### Objective
Pull out exactly the lines from the line containing "Clone this chart in seaborn and matplotlib." to the line containing "v_meas = [0, -9.77, -17.67, -21.16, -22.04, -22.15]", both lines included, with pictures removed from the copy.

### Records from a data collection
----
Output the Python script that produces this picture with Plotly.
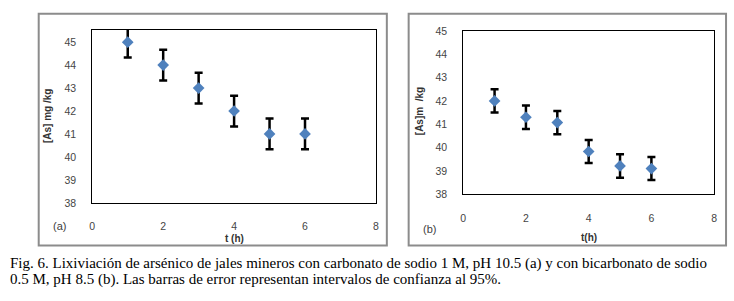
import plotly.graph_objects as go

t_hours = [1, 2, 3, 4, 5, 6]
as_a = [45.0, 44.0, 43.0, 42.0, 41.0, 41.0]
err_a = [0.67, 0.67, 0.67, 0.67, 0.67, 0.67]
as_b = [42.0, 41.3, 41.07, 39.83, 39.21, 39.1]
err_b = [0.5, 0.5, 0.5, 0.49, 0.5, 0.49]
x_ticks = [0, 2, 4, 6, 8]
y_ticks = [38, 39, 40, 41, 42, 43, 44, 45]
caption_lines = [
    "Fig. 6. Lixiviación de arsénico de jales mineros con carbonato de sodio 1 M, pH 10.5 (a) y con bicarbonato de sodio",
    "0.5 M, pH 8.5 (b). Las barras de error representan intervalos de confianza al 95%.",
]

W, H = 734, 301
def px(x): return x / W
def py(y): return 1 - y / H

marker = dict(symbol="diamond", size=9, color="#4F81BD")
ebar = dict(color="black", thickness=2.5, width=4)

fig = go.Figure()
fig.add_trace(go.Scatter(x=t_hours, y=as_a, mode="markers", marker=marker,
                         error_y=dict(type="data", array=err_a, visible=True, **ebar),
                         xaxis="x", yaxis="y", showlegend=False))
fig.add_trace(go.Scatter(x=t_hours, y=as_b, mode="markers", marker=marker,
                         error_y=dict(type="data", array=err_b, visible=True, **ebar),
                         xaxis="x2", yaxis="y2", showlegend=False))

tickfont = dict(family="Liberation Sans, Arial", size=10.5, color="#454545")
common_x = dict(range=[0, 8], tickvals=x_ticks, showgrid=False, zeroline=False,
                showline=True, linecolor="black", linewidth=1, mirror=True,
                ticks="", tickfont=tickfont, ticklabelstandoff=14)
common_y = dict(tickvals=y_ticks, showgrid=False, zeroline=False,
                showline=True, linecolor="black", linewidth=1, mirror=True,
                ticks="", tickfont=tickfont, ticklabelstandoff=13)

fig.update_layout(
    width=W, height=H, margin=dict(l=0, r=0, t=0, b=0),
    paper_bgcolor="white", plot_bgcolor="white",
    xaxis=dict(domain=[px(90), px(376)], anchor="y", **common_x),
    yaxis=dict(domain=[py(205), py(25)], range=[38, 45.53], anchor="x", **common_y),
    xaxis2=dict(domain=[px(464), px(717)], anchor="y2", **common_x),
    yaxis2=dict(domain=[py(196), py(26)], range=[38, 45], anchor="x2", **common_y),
)

shapes = []
for x0, x1 in [(36, 387), (409, 729)]:
    shapes.append(dict(type="rect", xref="paper", yref="paper",
                       x0=px(x0), x1=px(x1), y0=py(249.5), y1=py(8),
                       line=dict(color="#8c8c8c", width=2), fillcolor="rgba(0,0,0,0)"))
fig.update_layout(shapes=shapes)

titlefont = dict(family="Liberation Sans, Arial", size=10, color="#333333")
ann = []
ann.append(dict(x=px(233), y=py(242), text="<b>t (h)</b>", showarrow=False, font=titlefont,
                xref="paper", yref="paper", xanchor="center", yanchor="middle"))
ann.append(dict(x=px(590.5), y=py(241), text="<b>t(h)</b>", showarrow=False, font=titlefont,
                xref="paper", yref="paper", xanchor="center", yanchor="middle"))
ann.append(dict(x=px(45), y=py(115), text="<b>[As] mg /kg</b>", textangle=-90, showarrow=False,
                font=titlefont, xref="paper", yref="paper", xanchor="center", yanchor="middle"))
ann.append(dict(x=px(420), y=py(110), text="<b>[As]m  /kg</b>", textangle=-90, showarrow=False,
                font=titlefont, xref="paper", yref="paper", xanchor="center", yanchor="middle"))
labfont = dict(family="Liberation Sans, Arial", size=11, color="#404040")
ann.append(dict(x=px(57), y=py(229), text="(a)", showarrow=False, font=labfont,
                xref="paper", yref="paper", xanchor="center", yanchor="middle"))
ann.append(dict(x=px(430), y=py(232), text="(b)", showarrow=False, font=labfont,
                xref="paper", yref="paper", xanchor="center", yanchor="middle"))
capfont = dict(family="Liberation Serif, Times New Roman", size=15, color="black")
for i, line in enumerate(caption_lines):
    ann.append(dict(x=px(5), y=py(268 + 17 * i), text=line, showarrow=False, font=capfont,
                    xref="paper", yref="paper", xanchor="left", yanchor="middle"))
fig.update_layout(annotations=ann)

fig.write_html("out.html", config={"displayModeBar": False},
               post_script="document.body.style.margin='0';")
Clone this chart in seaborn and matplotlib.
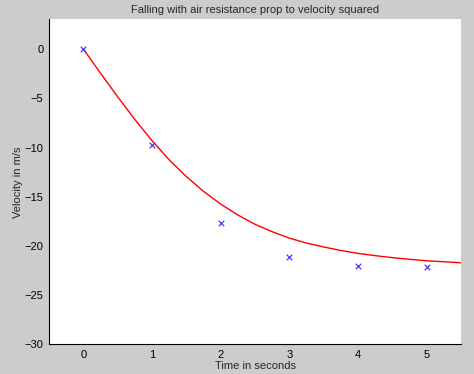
import numpy as np
import pandas as pd
import seaborn as sns
from matplotlib import pyplot as plt

# measured points (blue crosses)
t_meas = [0, 1, 2, 3, 4, 5]
v_meas = [0, -9.77, -17.67, -21.16, -22.04, -22.15]

# model curve (red line)
t_model = [0, 0.25, 0.5, 0.75, 1, 1.25, 1.5, 1.75, 2, 2.25, 2.5, 2.75,
           3, 3.25, 3.5, 3.75, 4, 4.25, 4.5, 4.75, 5, 5.25, 5.5]
v_model = [0, -2.45, -4.85, -7.15, -9.3, -11.25, -12.95, -14.45, -15.75, -16.85,
           -17.8, -18.55, -19.2, -19.7, -20.1, -20.45, -20.75, -20.98, -21.18,
           -21.35, -21.5, -21.6, -21.7]

sns.set_style('white')
plt.rcParams['font.family'] = ['Liberation Sans', 'DejaVu Sans']
plt.rcParams['font.size'] = 8

fig = plt.figure(figsize=(4.74, 3.74), dpi=100, facecolor='#cccccc')
ax = fig.add_axes([0.1034, 0.0789, 0.8692, 0.869])
ax.set_facecolor('white')

df_model = pd.DataFrame({'t': t_model, 'v': v_model})
df_meas = pd.DataFrame({'t': t_meas, 'v': v_meas})

sns.lineplot(data=df_model, x='t', y='v', color='red', linewidth=1, ax=ax)
sns.scatterplot(data=df_meas, x='t', y='v', marker='x', color='#4040f0',
                s=16, linewidth=0.9, ax=ax, zorder=3)

ax.set_xlim(-0.5, 5.5)
ax.set_ylim(-30, 3)
ax.set_xticks([0, 1, 2, 3, 4, 5])
ax.set_yticks([0, -5, -10, -15, -20, -25, -30])
ax.tick_params(direction='in', length=4, width=0.8, color='black',
               labelsize=8, labelcolor='black', pad=4)

for side in ['top', 'right']:
    ax.spines[side].set_visible(False)
for side in ['left', 'bottom']:
    ax.spines[side].set_color('black')
    ax.spines[side].set_linewidth(0.8)

ax.set_title('Falling with air resistance prop to velocity squared', fontsize=8, pad=5)
ax.set_xlabel('Time in seconds', fontsize=8, labelpad=1)
ax.set_ylabel('Velocity in m/s', fontsize=8, labelpad=1)

plt.savefig('out.png', dpi=100, facecolor=fig.get_facecolor())
plt.close()
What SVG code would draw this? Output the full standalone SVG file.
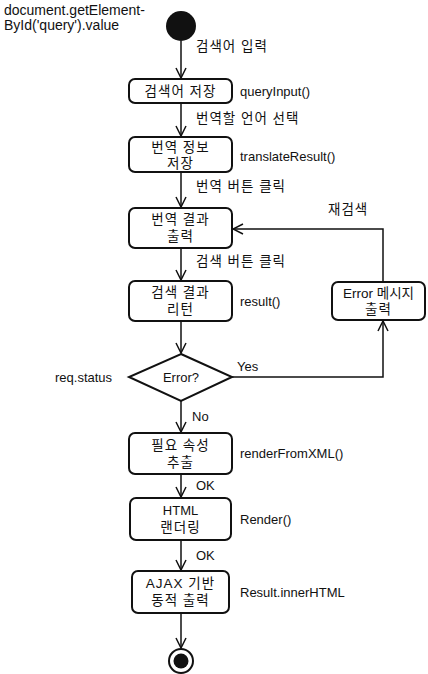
<svg xmlns="http://www.w3.org/2000/svg" width="428" height="674" viewBox="0 0 428 674">
<style>
text{font-family:"Liberation Sans","Noto Sans CJK KR",sans-serif;font-size:13px;fill:#111}
.k{font-size:13.5px;letter-spacing:1px}
.c{text-anchor:middle}
.box{fill:#fff;stroke:#111;stroke-width:2}
.ln{fill:none;stroke:#111;stroke-width:1.5}
</style>
<defs>
<marker id="a" viewBox="0 0 12 12" refX="11" refY="6" markerWidth="12" markerHeight="12" markerUnits="userSpaceOnUse" orient="auto">
<path d="M1,1 L11,6 L1,11" fill="none" stroke="#111" stroke-width="1.5"/>
</marker>
</defs>
<rect width="428" height="674" fill="#fff"/>
<g id="connectors">
<line class="ln" x1="181" y1="41" x2="181" y2="78" marker-end="url(#a)"/>
<line class="ln" x1="181" y1="103" x2="181" y2="136" marker-end="url(#a)"/>
<line class="ln" x1="181" y1="172" x2="181" y2="207" marker-end="url(#a)"/>
<line class="ln" x1="181" y1="248" x2="181" y2="280" marker-end="url(#a)"/>
<line class="ln" x1="181" y1="321" x2="181" y2="353" marker-end="url(#a)"/>
<line class="ln" x1="181" y1="401" x2="181" y2="432" marker-end="url(#a)"/>
<line class="ln" x1="181" y1="474" x2="181" y2="497" marker-end="url(#a)"/>
<line class="ln" x1="181" y1="540" x2="181" y2="570" marker-end="url(#a)"/>
<line class="ln" x1="181" y1="613" x2="181" y2="648" marker-end="url(#a)"/>
<polyline class="ln" points="232,377 383,377 383,321" marker-end="url(#a)"/>
<polyline class="ln" points="383,282 383,229 233,229" marker-end="url(#a)"/>
<text class="k" x="196" y="51">검색어 입력</text>
<text class="k" x="196" y="123">번역할 언어 선택</text>
<text class="k" x="196" y="191">번역 버튼 클릭</text>
<text class="k" x="328" y="214">재검색</text>
<text class="k" x="196" y="266">검색 버튼 클릭</text>
<text x="237" y="371">Yes</text>
<text x="192" y="421">No</text>
<text x="196" y="490">OK</text>
<text x="196" y="560">OK</text>
</g>
<g id="start">
<circle cx="181" cy="26" r="15" fill="#111"/>
<text x="4" y="15" style="font-size:14px">document.getElement-</text>
<text x="4" y="30" style="font-size:14px">ById('query').value</text>
</g>
<g id="n1">
<rect class="box" x="129" y="79" width="103" height="24" rx="6"/>
<text class="c k" x="180.5" y="96">검색어 저장</text>
<text x="240" y="96">queryInput()</text>
</g>
<g id="n2">
<rect class="box" x="129" y="137" width="103" height="35" rx="6"/>
<text class="c k" x="180.5" y="152">번역 정보</text>
<text class="c k" x="180.5" y="168">저장</text>
<text x="240" y="161">translateResult()</text>
</g>
<g id="n3">
<rect class="box" x="129" y="208" width="103" height="40" rx="6"/>
<text class="c k" x="180.5" y="224">번역 결과</text>
<text class="c k" x="180.5" y="241">출력</text>
</g>
<g id="n4">
<rect class="box" x="129" y="281" width="103" height="40" rx="6"/>
<text class="c k" x="180.5" y="297">검색 결과</text>
<text class="c k" x="180.5" y="314">리턴</text>
<text x="240" y="306">result()</text>
</g>
<g id="err">
<rect class="box" x="332" y="282" width="93" height="38" rx="6"/>
<text class="c" x="378.5" y="298" style="font-size:13.5px">Error 메시지</text>
<text class="c k" x="378.5" y="314">출력</text>
</g>
<g id="decision">
<polygon class="box" points="181,354 232,377 181,401 129,377"/>
<text class="c" x="181" y="382">Error?</text>
<text x="55" y="382">req.status</text>
</g>
<g id="n5">
<rect class="box" x="129" y="433" width="103" height="41" rx="6"/>
<text class="c k" x="180.5" y="450">필요 속성</text>
<text class="c k" x="180.5" y="467">추출</text>
<text x="240" y="458">renderFromXML()</text>
</g>
<g id="n6">
<rect class="box" x="130" y="498" width="101" height="42" rx="6"/>
<text class="c" x="180.5" y="515">HTML</text>
<text class="c k" x="180.5" y="532">랜더링</text>
<text x="240" y="524">Render()</text>
</g>
<g id="n7">
<rect class="box" x="132" y="571" width="97" height="42" rx="6"/>
<text class="c k" x="180.5" y="588">AJAX 기반</text>
<text class="c k" x="180.5" y="605">동적 출력</text>
<text x="240" y="597">Result.innerHTML</text>
</g>
<g id="end">
<circle cx="181" cy="661" r="12" fill="#fff" stroke="#111" stroke-width="2"/>
<circle cx="181" cy="661" r="7.5" fill="#111"/>
</g>
</svg>
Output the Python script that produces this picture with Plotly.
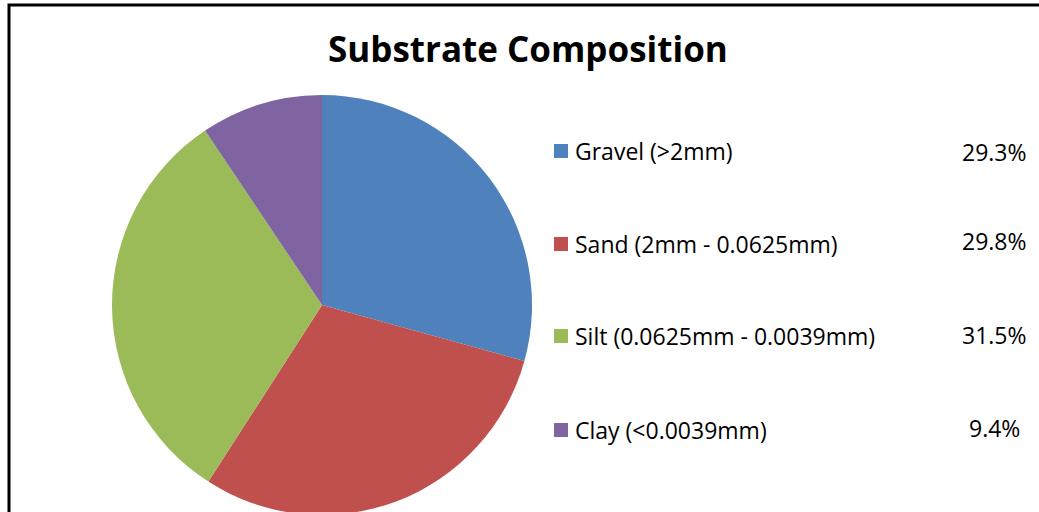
import plotly.graph_objects as go

# ---- data ----
categories = ["Gravel (>2mm)", "Sand (2mm - 0.0625mm)", "Silt (0.0625mm - 0.0039mm)", "Clay (<0.0039mm)"]
values = [29.3, 29.8, 31.5, 9.4]
pct_labels = ["29.3%", "29.8%", "31.5%", "9.4%"]
colors = ["#4F81BD", "#C0504D", "#9BBB59", "#8064A2"]

# ---- layout (pixels) ----
W, H = 1039, 520
def px(x):
    return x / W
def py(y):
    return 1 - y / H

legend_rows = [151, 244, 336, 430]
pct_rows = [152, 241, 335, 428]
FONT = "Open Sans, Calibri, Carlito, sans-serif"

fig = go.Figure(go.Pie(
    labels=categories,
    values=values,
    sort=False,
    direction="clockwise",
    rotation=0,
    marker=dict(colors=colors, line=dict(width=0)),
    textinfo="none",
    hoverinfo="label+percent",
    showlegend=False,
    domain=dict(x=[px(112), px(532)], y=[py(515), py(95)]),
))

shapes = [dict(type="rect", xref="paper", yref="paper",
               x0=px(9), x1=1.05, y0=-0.2, y1=py(5),
               line=dict(color="black", width=3), fillcolor="rgba(0,0,0,0)")]
annotations = [dict(text="<b>Substrate Composition</b>", xref="paper", yref="paper",
                    x=px(528), y=py(48), xanchor="center", yanchor="middle",
                    showarrow=False, font=dict(family=FONT, size=35, color="black"))]

for i, (lab, col) in enumerate(zip(categories, colors)):
    cy = legend_rows[i]
    shapes.append(dict(type="rect", xref="paper", yref="paper",
                       x0=px(554), x1=px(568), y0=py(cy + 7), y1=py(cy - 7),
                       line=dict(width=0), fillcolor=col))
    annotations.append(dict(text=lab, xref="paper", yref="paper",
                            x=px(573), y=py(cy), xanchor="left", yanchor="middle",
                            showarrow=False, font=dict(family=FONT, size=23, color="black")))
    annotations.append(dict(text=pct_labels[i], xref="paper", yref="paper",
                            x=px(994), y=py(pct_rows[i]), xanchor="center", yanchor="middle",
                            showarrow=False, font=dict(family=FONT, size=23, color="black")))

fig.update_layout(
    width=W, height=H,
    margin=dict(l=0, r=0, t=0, b=0),
    paper_bgcolor="white",
    plot_bgcolor="white",
    shapes=shapes,
    annotations=annotations,
)

fig.write_html("out.html", config={"displayModeBar": False},
               post_script="document.body.style.margin='0';document.body.style.overflow='hidden';document.documentElement.style.overflow='hidden';")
----
### Response
Clone this chart in seaborn and matplotlib.
import numpy as np
import pandas as pd
import seaborn as sns
from matplotlib import pyplot as plt

# measured points (blue crosses)
t_meas = [0, 1, 2, 3, 4, 5]
v_meas = [0, -9.77, -17.67, -21.16, -22.04, -22.15]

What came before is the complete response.